Commemorating the start of a great debate

Twenty-five years ago, then-Attorney General Edwin Meese launched a debate on “originalism” –the doctrine of constitutional interpretation that insists on the singular importance of enforcing the Constitution’s original meaning. Meese did this in a series of speeches, first to the American Bar Association, then to the Federalist Society (on November 15, 1985), and finally at Tulane Law School. On Wednesday, I attended a symposium on originalism held at the Supreme Court to commemorate Meese’s speeches.
Twenty-five years on, it may be difficult for some to realize that when Meese kicked off the debate, few judges and academics considered the words of the Constitution, and the intentions of its Framers, to be anything more than a jumping off point. The real project was to focus on what judges have said about the words, on history in general, on the interpreter’s own values and sense of things, and on whatever else might be helpful in making the “living constitution” speak to our times. That such an approach to the Constituion did not really constrain judges was considered a virtue.
This was the view Meese challenged in the three speeches. Here is what he said at the American Bar Association convention:

What, then, should a constitutional jurisprudence actually be? It should be a jurisprudence of Original Intention . . . . A jurisprudence aimed at the explication of original intention would produce defensible principles of government that would not be tainted by ideological predilection. This belief in a jurisprudence of original intention also reflects a deeply rooted commitment to the idea of democracy. The Constitution represents the consent of the governed to the structures and powers of the government. The Constitution is the fundamental will of the people; that is why it is the fundamental law.
To allow the courts to govern simply by what [they view] at the time as fair and decent is a scheme of government no longer popular; the idea of democracy has suffered. The permanence of the Constitution has been weakened. A constitution that is viewed as only what the judges say it is, is no longer a constitution in the true sense.
Those who framed the Constitution chose their words carefully; they debated at great length the most minute points. The language they chose meant something. It is incumbent upon the Courts to determine what that meaning was.

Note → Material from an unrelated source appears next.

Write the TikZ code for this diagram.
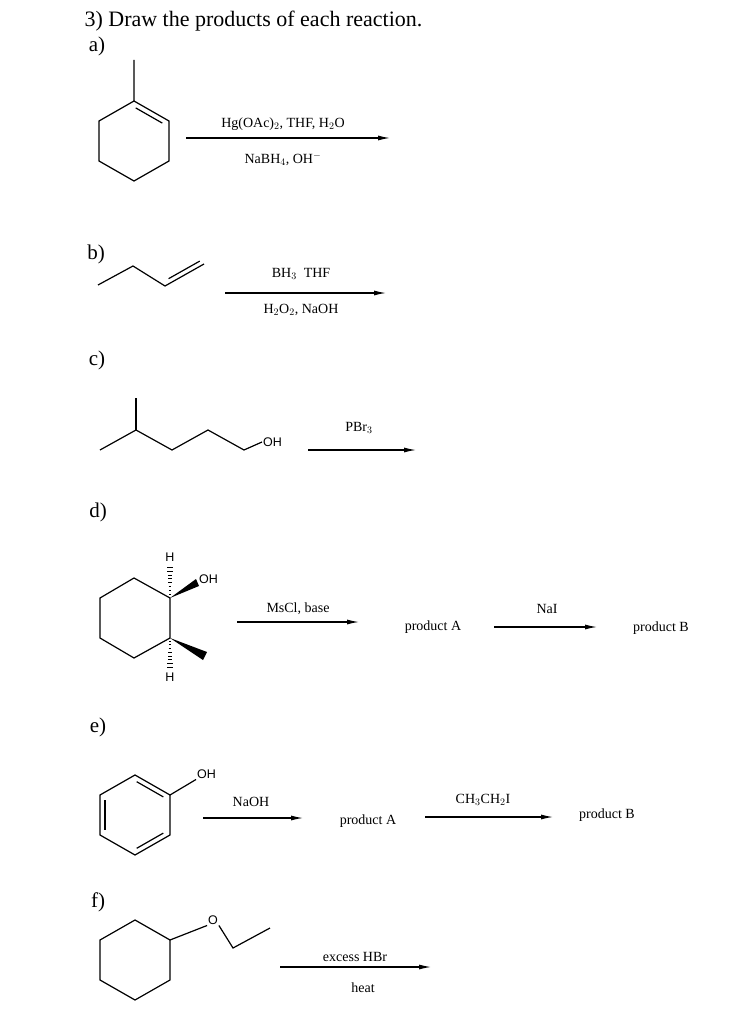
\documentclass[tikz,border=0pt]{standalone}
\usepackage{fontspec}
\setmainfont{Liberation Serif}
\newfontfamily\chemsans{Liberation Sans}
\usetikzlibrary{calc,arrows.meta}
\begin{document}
\begin{tikzpicture}[x=1pt,y=-1pt,line width=1.1pt,
  bond/.style={line width=1.2pt},
  rxn/.style={-{Latex[length=12pt,width=5pt]},line width=1.1pt},
  reag/.style={font=\fontsize{14}{16}\selectfont},
  lbl/.style={font=\fontsize{21}{24}\selectfont},
  atom/.style={font=\chemsans\fontsize{12.5}{14}\selectfont,inner sep=0.5pt}]
\useasboundingbox (0,0) rectangle (735,1024);
\node[anchor=west,font=\fontsize{22}{26}\selectfont,inner sep=0pt] (title) at (84,21) {3) Draw the products of each reaction.};
% a
\node[lbl] (la) at (97,46) {a)};
\coordinate (a1) at (134,101); \coordinate (a2) at (169,121); \coordinate (a3) at (169,161);
\coordinate (a4) at (134,181); \coordinate (a5) at (99,161); \coordinate (a6) at (99,121);
\coordinate (am) at (134,60);
\draw[bond] (a1)--(a2)--(a3)--(a4)--(a5)--(a6)--cycle (a1)--(am);
\draw[bond] ($(a1)!0.12!(a2)+(-2.5,4.5)$) -- ($(a1)!0.88!(a2)+(-2.5,4.5)$);
\coordinate (aa1) at (186,138); \coordinate (aa2) at (390,138);
\draw[rxn] (aa1) -- (aa2);
\node[reag] (ra1) at (283,124) {Hg(OAc)$_2$, THF, H$_2$O};
\node[reag] (ra2) at (283,159) {NaBH$_4$, OH$^{-}$};
% b
\node[lbl] (lb) at (96,254) {b)};
\coordinate (b1) at (98,285); \coordinate (b2) at (133,266); \coordinate (b3) at (165,286); \coordinate (b4) at (204,264);
\draw[bond] (b1)--(b2)--(b3)--(b4);
\draw[bond] ($(b3)!0.15!(b4)+(-2.3,-4)$)--($(b3)!0.95!(b4)+(-2.3,-4)$);
\coordinate (ba1) at (225,293); \coordinate (ba2) at (386,293);
\draw[rxn] (ba1)--(ba2);
\node[reag] (rb1) at (301,274) {BH$_3$\ \ THF};
\node[reag] (rb2) at (301,310) {H$_2$O$_2$, NaOH};
% c
\node[lbl] (lc) at (97,360) {c)};
\coordinate (c1) at (100,450); \coordinate (c2) at (136,430); \coordinate (c0) at (136,398);
\coordinate (c3) at (172,450); \coordinate (c4) at (208,430); \coordinate (c5) at (244,450);
\node[atom,anchor=west] (cOH) at (262,442) {OH};
\draw[bond] (c1)--(c2)--(c3)--(c4)--(c5)--(cOH.west);
\draw[bond] (c2)--(c0);
\coordinate (ca1) at (308,450); \coordinate (ca2) at (416,450);
\draw[rxn] (ca1)--(ca2);
\node[reag] (rc1) at (359,428) {PBr$_3$};
% d
\node[lbl] (ld) at (98,512) {d)};
\coordinate (d1) at (134,578); \coordinate (d2) at (170,598); \coordinate (d3) at (170,638);
\coordinate (d4) at (134,658); \coordinate (d5) at (100,638); \coordinate (d6) at (100,598);
\draw[bond] (d1)--(d2)--(d3)--(d4)--(d5)--(d6)--cycle;
\node[atom] (dH1) at (170,557) {H};
\node[atom] (dH2) at (170,677) {H};
\node[atom,anchor=west] (dOH) at (198,579) {OH};
\foreach \t in {0.1,0.22,...,0.95}{
  \draw[line width=0.8pt] ($(d2)!\t!(170,565)+(-0.5-2.5*\t,0)$)--($(d2)!\t!(170,565)+(0.5+2.5*\t,0)$);
  \draw[line width=0.8pt] ($(d3)!\t!(170,669)+(-0.5-2.5*\t,0)$)--($(d3)!\t!(170,669)+(0.5+2.5*\t,0)$);
}
\fill (d2) -- (196,579) -- (199,586) -- cycle;
\fill (d3) -- (207,652) -- (203,660) -- cycle;
\coordinate (da1) at (237,622); \coordinate (da2) at (359,622);
\draw[rxn] (da1)--(da2);
\node[reag] (rd1) at (298,609) {MsCl, base};
\node[reag] (pdA) at (433,627) {product A};
\coordinate (da3) at (494,627); \coordinate (da4) at (597,627);
\draw[rxn] (da3)--(da4);
\node[reag] (rd2) at (547,609) {NaI};
\node[reag] (pdB) at (661,628) {product B};
% e
\node[lbl] (le) at (98,727) {e)};
\coordinate (e1) at (135,775); \coordinate (e2) at (170,795); \coordinate (e3) at (170,835);
\coordinate (e4) at (135,855); \coordinate (e5) at (100,835); \coordinate (e6) at (100,795);
\draw[bond] (e1)--(e2)--(e3)--(e4)--(e5)--(e6)--cycle;
\draw[bond] ($(e1)!0.12!(e2)+(-2.5,4.3)$)--($(e1)!0.88!(e2)+(-2.5,4.3)$);
\draw[bond] ($(e3)!0.12!(e4)+(-2.5,-4.3)$)--($(e3)!0.88!(e4)+(-2.5,-4.3)$);
\draw[bond] (105,800)--(105,830);
\node[atom,anchor=west] (eOH) at (196,774) {OH};
\draw[bond] (e2)--(eOH.south west);
\coordinate (ea1) at (203,818); \coordinate (ea2) at (303,818);
\draw[rxn] (ea1)--(ea2);
\node[reag] (re1) at (251,802) {NaOH};
\node[reag] (peA) at (368,821) {product A};
\coordinate (ea3) at (425,817); \coordinate (ea4) at (553,817);
\draw[rxn] (ea3)--(ea4);
\node[reag] (re2) at (483,800) {CH$_3$CH$_2$I};
\node[reag] (peB) at (607,815) {product B};
% f
\node[lbl] (lf) at (98,902) {f)};
\coordinate (f1) at (135,920); \coordinate (f2) at (170,940); \coordinate (f3) at (170,980);
\coordinate (f4) at (135,1000); \coordinate (f5) at (100,980); \coordinate (f6) at (100,940);
\draw[bond] (f1)--(f2)--(f3)--(f4)--(f5)--(f6)--cycle;
\node[atom] (fO) at (213,920) {O};
\coordinate (f7) at (233,948); \coordinate (f8) at (270,928);
\draw[bond] (f2)--(fO.south west) (fO.south east)--(f7)--(f8);
\coordinate (fa1) at (280,967); \coordinate (fa2) at (431,967);
\draw[rxn] (fa1)--(fa2);
\node[reag] (rf1) at (355,957) {excess HBr};
\node[reag] (rf2) at (363,988) {heat};
\end{tikzpicture}
\end{document}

Meese’s speeches, as he intended, produced a spirited response from defenders of the “living constitution.” Most notably, Justice William Brennan fired back in a speech at Georgetown University. Brennan made some strong arguments about the difficulties inherent in ascertaining the “original intent” of Constitutional provisions – arguments that advanced the debate by causing originalists to reformulate their views of the criteria for determining the Constitution’s original meaning. But Brennan also said this:

If our free society is to endure, those who govern must recognize dignity and accept the enforcement of constitutional limitations on their power conceived by the Framers to be necessary to preserve that dignity and the air of freedom which is our proudest heritage. Such recognition will not come from a technical understanding of the organs of government or the new forms of wealth they administer. It requires something different, something deeper – a personal confrontation with the well-springs of our society. Solutions of constitutional questions from that perspective is the great challenge of the modern era.

But, as the distinguished federal appellate court judge Frank Easterbrook argued at this week’s symposium, the notion that constitutional adjudication should turn on judges’ personal confrontations with the wellsprings of our society is inconsistent with the justification for judicial review. That justification is that the Constitution lays down real, understandable rules that bind all branches of government, and that judges are capable of discerning those rules. The justification is not that there exists a breed of lawyer-philosophers whose personal intellectual reflections should trump the will of the people as expressed through their elected representatives.
There may be a plausible argument that the “dead hand” of the past should not constrain society’s quest for answers to problems not anticipated by the Framers. There may be a plausible argument that the past is so much a “foreign country” that the original meaning of old documents cannot reliably be determined. If so, however, there is no justification for permitting judges, in the name of a document written in the distant past, to overturn outcomes produced by the democratic processes. If the core question of constitutional interpretation is, what makes the most sense in light of today’s conditions, informed by a decent regard for general principles embodied in the Constitution, then the answers to this question worked out by the political branches (where the actors have sworn to uphold the Constitution) should be dispositive.
In responding to Justice Brennan’s 1985 speech, Robert Bork asked this question: unless the Constitution is law that, with the usual areas of ambiguity at the edges, nevertheless tolerably tells judges what to do and what not to do, what authorizes judges to set at naught the majority judgment of the representatives of the American people? No answer exists.
Originalism has evolved over the past 25 years. The focus has moved from the intentions of the Framers, to the intentions of those who ratified the Constitution, to the publicly understood meaning of the Constitution’s words. And a liberal (or progressive) originalism has emerged. It purports to apply originalist principles to support constitutional interpretations that produce results progressives like.
My general impression of progressive originalism is that its exponents have some plausible arguments to make when it comes to interpreting the Fourteenth Amendment, but often must resort to wild arguments when interpreting the original constitutional provisions.
In any case, the development of progressive originalism signals the extent to which the great debate Ed Meese kicked off 25 years ago has changed the terrain. It’s a true success story, and well worth commemorating.